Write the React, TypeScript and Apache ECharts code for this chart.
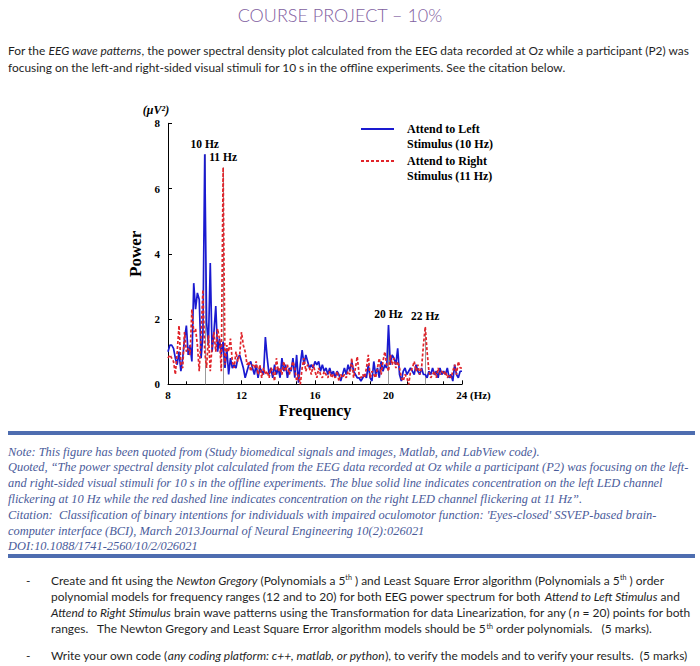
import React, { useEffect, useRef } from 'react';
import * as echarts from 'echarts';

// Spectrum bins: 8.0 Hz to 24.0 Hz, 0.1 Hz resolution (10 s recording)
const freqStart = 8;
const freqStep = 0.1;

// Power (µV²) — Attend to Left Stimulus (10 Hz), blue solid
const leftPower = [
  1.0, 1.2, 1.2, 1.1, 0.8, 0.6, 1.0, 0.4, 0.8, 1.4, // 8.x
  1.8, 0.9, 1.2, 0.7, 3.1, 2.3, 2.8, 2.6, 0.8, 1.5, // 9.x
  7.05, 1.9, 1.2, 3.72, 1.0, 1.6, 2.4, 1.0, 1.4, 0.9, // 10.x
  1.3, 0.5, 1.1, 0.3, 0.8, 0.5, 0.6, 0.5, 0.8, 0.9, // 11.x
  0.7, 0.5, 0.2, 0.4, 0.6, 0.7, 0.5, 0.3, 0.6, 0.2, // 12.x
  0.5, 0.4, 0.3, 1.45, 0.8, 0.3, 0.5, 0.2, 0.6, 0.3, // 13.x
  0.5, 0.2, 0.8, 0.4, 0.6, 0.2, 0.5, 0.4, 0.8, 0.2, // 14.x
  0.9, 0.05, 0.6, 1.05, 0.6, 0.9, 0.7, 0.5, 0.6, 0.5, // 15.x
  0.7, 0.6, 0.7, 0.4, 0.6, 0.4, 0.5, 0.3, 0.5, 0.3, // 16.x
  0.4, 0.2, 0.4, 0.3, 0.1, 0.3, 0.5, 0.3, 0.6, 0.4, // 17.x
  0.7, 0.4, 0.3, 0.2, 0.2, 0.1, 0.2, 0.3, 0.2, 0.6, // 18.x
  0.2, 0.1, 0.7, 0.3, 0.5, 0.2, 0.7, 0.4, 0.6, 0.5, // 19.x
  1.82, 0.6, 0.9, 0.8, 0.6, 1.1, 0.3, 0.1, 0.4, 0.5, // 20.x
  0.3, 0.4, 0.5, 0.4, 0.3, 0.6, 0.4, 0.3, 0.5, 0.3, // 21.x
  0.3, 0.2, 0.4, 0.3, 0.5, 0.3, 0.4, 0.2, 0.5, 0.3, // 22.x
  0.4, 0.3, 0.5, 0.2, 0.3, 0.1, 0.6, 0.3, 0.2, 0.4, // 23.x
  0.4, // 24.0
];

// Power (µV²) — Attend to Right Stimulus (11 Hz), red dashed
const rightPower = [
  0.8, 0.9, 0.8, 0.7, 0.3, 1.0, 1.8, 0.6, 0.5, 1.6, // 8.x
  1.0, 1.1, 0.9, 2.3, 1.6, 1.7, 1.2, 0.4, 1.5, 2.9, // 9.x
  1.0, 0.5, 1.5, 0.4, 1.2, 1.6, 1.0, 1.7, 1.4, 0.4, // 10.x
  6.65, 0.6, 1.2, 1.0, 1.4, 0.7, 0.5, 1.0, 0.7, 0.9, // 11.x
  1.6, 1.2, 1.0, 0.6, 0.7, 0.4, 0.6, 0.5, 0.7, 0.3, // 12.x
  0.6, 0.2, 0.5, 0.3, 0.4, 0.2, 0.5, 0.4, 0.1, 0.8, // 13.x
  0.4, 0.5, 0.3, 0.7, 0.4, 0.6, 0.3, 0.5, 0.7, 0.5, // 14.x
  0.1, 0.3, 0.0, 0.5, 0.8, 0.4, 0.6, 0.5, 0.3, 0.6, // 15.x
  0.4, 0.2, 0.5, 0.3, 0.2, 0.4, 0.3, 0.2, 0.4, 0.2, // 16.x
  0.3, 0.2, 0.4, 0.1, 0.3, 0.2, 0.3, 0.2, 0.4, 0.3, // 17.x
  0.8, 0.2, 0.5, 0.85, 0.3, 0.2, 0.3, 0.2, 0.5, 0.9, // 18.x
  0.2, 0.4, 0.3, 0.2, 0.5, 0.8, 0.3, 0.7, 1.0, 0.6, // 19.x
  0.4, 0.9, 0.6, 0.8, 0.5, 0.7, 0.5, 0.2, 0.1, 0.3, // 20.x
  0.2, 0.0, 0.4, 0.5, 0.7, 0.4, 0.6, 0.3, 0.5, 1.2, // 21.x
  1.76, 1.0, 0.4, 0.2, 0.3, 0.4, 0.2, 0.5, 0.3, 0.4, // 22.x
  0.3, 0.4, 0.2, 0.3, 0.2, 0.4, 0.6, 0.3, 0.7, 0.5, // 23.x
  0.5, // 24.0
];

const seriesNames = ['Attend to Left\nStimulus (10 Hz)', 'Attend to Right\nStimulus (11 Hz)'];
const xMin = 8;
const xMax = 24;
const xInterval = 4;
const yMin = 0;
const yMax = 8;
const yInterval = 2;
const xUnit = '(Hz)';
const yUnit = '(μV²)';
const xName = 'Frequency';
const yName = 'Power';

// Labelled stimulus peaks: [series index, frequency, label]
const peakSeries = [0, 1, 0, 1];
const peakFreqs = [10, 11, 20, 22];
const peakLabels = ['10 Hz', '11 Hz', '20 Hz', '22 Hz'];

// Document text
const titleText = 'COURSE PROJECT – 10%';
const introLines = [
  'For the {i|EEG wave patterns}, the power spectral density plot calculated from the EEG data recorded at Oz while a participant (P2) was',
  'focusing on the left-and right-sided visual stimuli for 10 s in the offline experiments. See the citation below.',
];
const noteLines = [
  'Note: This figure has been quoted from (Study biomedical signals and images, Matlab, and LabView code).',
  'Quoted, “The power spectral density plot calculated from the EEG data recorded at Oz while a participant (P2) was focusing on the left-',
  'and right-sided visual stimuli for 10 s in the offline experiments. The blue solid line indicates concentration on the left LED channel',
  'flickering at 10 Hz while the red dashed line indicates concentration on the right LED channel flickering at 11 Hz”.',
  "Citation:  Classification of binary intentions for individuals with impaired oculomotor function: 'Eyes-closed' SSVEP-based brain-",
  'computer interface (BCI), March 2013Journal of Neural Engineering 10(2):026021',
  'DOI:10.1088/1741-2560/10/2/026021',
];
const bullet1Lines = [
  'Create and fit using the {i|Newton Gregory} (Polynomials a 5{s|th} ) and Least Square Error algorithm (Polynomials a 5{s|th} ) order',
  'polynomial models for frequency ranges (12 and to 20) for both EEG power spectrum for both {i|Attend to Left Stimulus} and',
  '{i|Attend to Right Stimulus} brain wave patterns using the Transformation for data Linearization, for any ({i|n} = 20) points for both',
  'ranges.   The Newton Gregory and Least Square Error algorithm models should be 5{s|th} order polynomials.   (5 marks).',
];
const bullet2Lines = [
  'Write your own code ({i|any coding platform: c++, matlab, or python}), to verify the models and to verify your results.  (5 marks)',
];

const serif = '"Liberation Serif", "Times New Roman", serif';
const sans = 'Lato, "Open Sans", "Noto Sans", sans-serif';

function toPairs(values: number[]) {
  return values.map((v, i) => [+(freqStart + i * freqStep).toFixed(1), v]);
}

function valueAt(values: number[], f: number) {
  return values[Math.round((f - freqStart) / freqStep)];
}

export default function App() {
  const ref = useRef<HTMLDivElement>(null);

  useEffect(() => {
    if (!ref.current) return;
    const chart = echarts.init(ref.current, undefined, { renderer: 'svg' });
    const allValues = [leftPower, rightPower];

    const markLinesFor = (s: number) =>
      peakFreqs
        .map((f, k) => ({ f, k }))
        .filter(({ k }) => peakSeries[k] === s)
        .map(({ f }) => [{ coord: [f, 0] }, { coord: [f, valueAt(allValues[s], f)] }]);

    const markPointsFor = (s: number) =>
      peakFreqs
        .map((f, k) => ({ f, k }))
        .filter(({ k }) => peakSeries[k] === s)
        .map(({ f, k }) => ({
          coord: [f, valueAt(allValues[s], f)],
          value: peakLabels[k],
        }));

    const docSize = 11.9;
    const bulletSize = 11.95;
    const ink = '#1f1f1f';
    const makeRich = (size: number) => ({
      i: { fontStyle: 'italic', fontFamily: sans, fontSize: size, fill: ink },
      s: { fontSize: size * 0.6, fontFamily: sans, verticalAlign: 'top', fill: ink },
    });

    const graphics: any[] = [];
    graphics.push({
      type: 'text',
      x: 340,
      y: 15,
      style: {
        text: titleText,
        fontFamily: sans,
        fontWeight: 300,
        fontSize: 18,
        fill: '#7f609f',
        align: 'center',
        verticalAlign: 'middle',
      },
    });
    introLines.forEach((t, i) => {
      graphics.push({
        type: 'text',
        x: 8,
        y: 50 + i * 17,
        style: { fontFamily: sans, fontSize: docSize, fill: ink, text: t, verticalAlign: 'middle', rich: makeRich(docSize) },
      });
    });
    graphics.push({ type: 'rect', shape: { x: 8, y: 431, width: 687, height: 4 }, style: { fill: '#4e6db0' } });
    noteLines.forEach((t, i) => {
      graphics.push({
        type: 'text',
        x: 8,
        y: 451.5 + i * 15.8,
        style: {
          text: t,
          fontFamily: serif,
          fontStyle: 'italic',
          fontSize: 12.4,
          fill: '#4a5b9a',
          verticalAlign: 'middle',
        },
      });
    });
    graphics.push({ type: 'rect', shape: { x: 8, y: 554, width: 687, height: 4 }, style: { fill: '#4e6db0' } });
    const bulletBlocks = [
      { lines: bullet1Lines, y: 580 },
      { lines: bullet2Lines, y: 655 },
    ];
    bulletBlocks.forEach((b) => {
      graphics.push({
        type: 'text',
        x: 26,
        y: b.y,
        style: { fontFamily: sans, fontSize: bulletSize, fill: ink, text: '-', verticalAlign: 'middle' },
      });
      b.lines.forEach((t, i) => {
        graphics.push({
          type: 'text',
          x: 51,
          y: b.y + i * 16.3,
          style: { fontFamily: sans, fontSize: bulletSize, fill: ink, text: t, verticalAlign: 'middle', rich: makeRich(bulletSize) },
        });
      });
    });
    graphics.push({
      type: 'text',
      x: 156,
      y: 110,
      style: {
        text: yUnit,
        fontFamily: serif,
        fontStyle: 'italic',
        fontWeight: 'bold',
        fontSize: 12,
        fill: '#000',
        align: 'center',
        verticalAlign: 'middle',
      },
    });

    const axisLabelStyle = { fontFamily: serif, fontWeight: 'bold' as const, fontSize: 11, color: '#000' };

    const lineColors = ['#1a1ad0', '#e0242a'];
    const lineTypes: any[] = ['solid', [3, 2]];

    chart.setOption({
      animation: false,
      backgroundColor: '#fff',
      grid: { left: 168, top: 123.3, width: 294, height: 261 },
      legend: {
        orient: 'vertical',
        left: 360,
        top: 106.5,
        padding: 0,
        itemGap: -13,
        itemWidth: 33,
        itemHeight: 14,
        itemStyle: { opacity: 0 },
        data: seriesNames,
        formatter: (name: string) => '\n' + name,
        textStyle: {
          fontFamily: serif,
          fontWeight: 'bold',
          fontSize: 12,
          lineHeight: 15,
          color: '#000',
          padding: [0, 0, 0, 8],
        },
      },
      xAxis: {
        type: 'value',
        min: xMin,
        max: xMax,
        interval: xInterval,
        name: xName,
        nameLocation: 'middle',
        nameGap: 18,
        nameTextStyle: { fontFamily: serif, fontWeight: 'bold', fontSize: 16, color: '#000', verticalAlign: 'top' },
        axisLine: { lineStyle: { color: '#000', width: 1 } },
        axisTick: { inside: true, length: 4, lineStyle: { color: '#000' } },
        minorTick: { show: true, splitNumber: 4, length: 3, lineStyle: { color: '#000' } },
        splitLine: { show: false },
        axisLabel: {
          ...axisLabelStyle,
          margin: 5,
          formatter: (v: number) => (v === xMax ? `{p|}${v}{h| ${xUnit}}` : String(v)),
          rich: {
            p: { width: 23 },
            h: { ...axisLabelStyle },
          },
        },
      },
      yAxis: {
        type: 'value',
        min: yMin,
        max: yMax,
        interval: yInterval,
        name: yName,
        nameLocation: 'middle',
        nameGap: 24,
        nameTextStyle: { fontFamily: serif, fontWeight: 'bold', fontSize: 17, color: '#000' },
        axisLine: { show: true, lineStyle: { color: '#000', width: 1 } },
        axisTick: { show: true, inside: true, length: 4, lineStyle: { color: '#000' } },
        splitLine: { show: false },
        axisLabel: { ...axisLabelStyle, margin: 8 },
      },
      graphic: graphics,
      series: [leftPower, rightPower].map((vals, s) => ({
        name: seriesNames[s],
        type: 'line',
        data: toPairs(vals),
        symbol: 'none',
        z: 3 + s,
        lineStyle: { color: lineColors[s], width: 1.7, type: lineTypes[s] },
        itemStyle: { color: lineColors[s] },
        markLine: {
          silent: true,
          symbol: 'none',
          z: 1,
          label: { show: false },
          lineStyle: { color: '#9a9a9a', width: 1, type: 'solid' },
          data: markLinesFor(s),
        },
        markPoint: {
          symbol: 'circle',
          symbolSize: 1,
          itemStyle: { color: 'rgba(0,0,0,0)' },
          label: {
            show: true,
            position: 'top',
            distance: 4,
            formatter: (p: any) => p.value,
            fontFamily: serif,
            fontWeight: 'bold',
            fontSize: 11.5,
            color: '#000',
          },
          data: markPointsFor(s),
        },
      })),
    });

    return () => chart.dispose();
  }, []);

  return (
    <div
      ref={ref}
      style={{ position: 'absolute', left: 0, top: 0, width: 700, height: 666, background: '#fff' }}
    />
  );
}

===

== Task directions ==
Restate the material word for word from its first line through the line containing "const freqStep = 0.1;", both included; the pictures do not belong in it.

== Written response ==
Write the React, TypeScript and Apache ECharts code for this chart.
import React, { useEffect, useRef } from 'react';
import * as echarts from 'echarts';

// Spectrum bins: 8.0 Hz to 24.0 Hz, 0.1 Hz resolution (10 s recording)
const freqStart = 8;
const freqStep = 0.1;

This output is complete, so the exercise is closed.